P. Gilles de Raucourt, P. Gilles de Raucourt, né en 1961, licencié en Théologie, prêtre depuis 1997 et membre de la Communauté Aïn Karem.

[1] Typologies anciennes et nouvelles ; approches de la typologie dans l’exégèse et la théologie biblique contemporaines, Bruxelles, Institut d’Études Théologiques, 1998, 127 p.

[2] N. Frye, Le Grand Code - La Bible et la littérature, (coll. Poétique), trad. de l’anglais par C. Malamoud, Paris, Seuil, 1984.

[3] M. Fishbane, Biblical Interpretation in Ancient Israel, Oxford, Clarendon Press, 4e éd., 1985.

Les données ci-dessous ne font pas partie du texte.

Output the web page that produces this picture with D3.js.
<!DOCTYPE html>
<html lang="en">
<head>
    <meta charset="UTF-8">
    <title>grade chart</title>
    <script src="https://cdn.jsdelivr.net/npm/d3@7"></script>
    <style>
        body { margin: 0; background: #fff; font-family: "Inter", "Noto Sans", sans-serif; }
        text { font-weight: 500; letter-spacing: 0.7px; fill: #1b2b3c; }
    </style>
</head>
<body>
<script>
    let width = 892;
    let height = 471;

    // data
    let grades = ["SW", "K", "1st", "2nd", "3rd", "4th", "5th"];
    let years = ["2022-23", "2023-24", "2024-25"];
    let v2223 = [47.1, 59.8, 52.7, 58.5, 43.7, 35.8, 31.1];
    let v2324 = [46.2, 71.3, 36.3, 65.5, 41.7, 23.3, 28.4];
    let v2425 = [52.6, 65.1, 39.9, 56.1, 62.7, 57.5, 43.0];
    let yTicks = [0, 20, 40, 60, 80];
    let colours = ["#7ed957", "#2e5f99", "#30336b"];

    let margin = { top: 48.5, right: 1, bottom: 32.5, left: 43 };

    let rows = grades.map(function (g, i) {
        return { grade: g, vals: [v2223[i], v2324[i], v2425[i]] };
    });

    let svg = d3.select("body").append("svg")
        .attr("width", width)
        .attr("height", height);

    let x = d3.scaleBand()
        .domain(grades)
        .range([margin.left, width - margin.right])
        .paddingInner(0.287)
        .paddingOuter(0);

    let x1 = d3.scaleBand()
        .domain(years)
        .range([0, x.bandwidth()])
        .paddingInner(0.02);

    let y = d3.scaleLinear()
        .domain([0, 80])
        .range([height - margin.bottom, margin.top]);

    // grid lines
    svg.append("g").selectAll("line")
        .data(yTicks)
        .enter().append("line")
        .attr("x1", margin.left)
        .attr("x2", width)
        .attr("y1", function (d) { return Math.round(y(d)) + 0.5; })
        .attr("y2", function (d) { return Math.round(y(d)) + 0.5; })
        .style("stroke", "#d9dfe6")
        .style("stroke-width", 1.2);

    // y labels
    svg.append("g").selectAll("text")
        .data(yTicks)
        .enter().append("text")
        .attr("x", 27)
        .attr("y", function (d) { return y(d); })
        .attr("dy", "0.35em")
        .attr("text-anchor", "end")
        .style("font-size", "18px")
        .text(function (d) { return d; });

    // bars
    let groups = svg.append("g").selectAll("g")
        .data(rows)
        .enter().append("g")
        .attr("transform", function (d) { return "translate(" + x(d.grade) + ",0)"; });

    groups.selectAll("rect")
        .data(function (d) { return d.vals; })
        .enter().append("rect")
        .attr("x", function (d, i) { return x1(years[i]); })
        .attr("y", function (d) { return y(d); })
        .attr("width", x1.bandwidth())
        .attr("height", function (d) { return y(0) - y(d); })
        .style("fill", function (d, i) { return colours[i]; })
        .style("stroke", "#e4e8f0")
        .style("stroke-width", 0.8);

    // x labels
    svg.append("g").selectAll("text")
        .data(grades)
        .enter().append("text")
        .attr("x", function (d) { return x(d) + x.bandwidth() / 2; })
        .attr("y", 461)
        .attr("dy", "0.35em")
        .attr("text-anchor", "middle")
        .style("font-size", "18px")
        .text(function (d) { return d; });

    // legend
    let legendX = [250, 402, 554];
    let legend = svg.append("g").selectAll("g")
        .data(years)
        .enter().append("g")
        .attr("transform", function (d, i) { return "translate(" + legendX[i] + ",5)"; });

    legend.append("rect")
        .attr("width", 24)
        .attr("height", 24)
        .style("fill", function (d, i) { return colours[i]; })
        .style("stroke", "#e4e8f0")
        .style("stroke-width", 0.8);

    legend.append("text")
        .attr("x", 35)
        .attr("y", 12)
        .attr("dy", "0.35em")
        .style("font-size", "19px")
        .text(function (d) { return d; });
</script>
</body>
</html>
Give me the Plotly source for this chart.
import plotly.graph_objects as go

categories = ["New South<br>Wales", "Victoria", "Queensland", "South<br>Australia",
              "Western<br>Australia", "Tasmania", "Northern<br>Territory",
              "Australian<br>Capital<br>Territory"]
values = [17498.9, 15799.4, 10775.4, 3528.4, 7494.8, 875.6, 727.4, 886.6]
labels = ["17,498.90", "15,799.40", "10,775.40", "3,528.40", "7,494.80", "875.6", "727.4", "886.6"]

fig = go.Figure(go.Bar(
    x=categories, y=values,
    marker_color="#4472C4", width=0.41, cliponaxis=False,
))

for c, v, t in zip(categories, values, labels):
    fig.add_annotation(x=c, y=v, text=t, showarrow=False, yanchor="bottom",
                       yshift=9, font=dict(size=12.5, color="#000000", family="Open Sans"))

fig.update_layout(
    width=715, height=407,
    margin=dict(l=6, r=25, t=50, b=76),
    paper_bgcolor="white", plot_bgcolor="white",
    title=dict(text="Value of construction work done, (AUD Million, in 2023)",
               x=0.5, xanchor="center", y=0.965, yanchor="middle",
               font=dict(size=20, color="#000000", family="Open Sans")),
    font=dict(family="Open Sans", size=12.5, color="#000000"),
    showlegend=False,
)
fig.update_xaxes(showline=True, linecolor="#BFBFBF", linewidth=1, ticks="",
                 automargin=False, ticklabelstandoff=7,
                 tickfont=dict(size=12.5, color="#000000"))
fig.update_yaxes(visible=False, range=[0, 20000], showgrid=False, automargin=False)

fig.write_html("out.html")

[4] L’allusion de Is 43, 16-21 à l’Exode comme prototype est confirmée par le fait que l’on retrouve la référence commune à la nation que j’ai créée/sauvée en Is 43, 21 et en Ex 15, 13. 16. De même, la mention de l’eau sortant du rocher en Ex 17, 3-6 suit le récit de l’Exode, on la retrouve aussi en Is 43, 20 ; 48, 20-21 et enfin dans une référence encore plus littérale en 49, 9-11.

[5] Fishbane détecte chez les prophètes des typologies qui manifestent le paradoxe de la nouveauté dans toute sa tension. En même temps, ces typologies en côtoient d’autres où la continuité entre l’ancien et le nouveau l’emporte sur la tension.

[6] P. Beauchamp, Le Pentateuque et la lecture typologique dans Le Pentateuque, Débats et Recherches, 14e congrès de l’ACFEB, (coll. Lectio Divina 151), Paris, Cerf, 1992, p. 241-259 (désormais cité par la mention PLT).

[7] P. Beauchamp, « Accomplir les Écritures - Un chemin de théologie biblique », dans Revue Biblique 99-1 (1992), p. 132-162.

[8] « S’il y a figure, c’est que la res de l’Ancien Testament est déjà spirituelle » (PLT 256).

[9] « Plus radicalement encore qu’au temps de l’exil, l’aujourd’hui ne se tourne vers le passé que pour le délivrer de son ancienneté » (P. Beauchamp, art. « Accomplissement des Écritures », dans Dictionnaire Critique de Théologie, Paris PUF, 1998, p.2).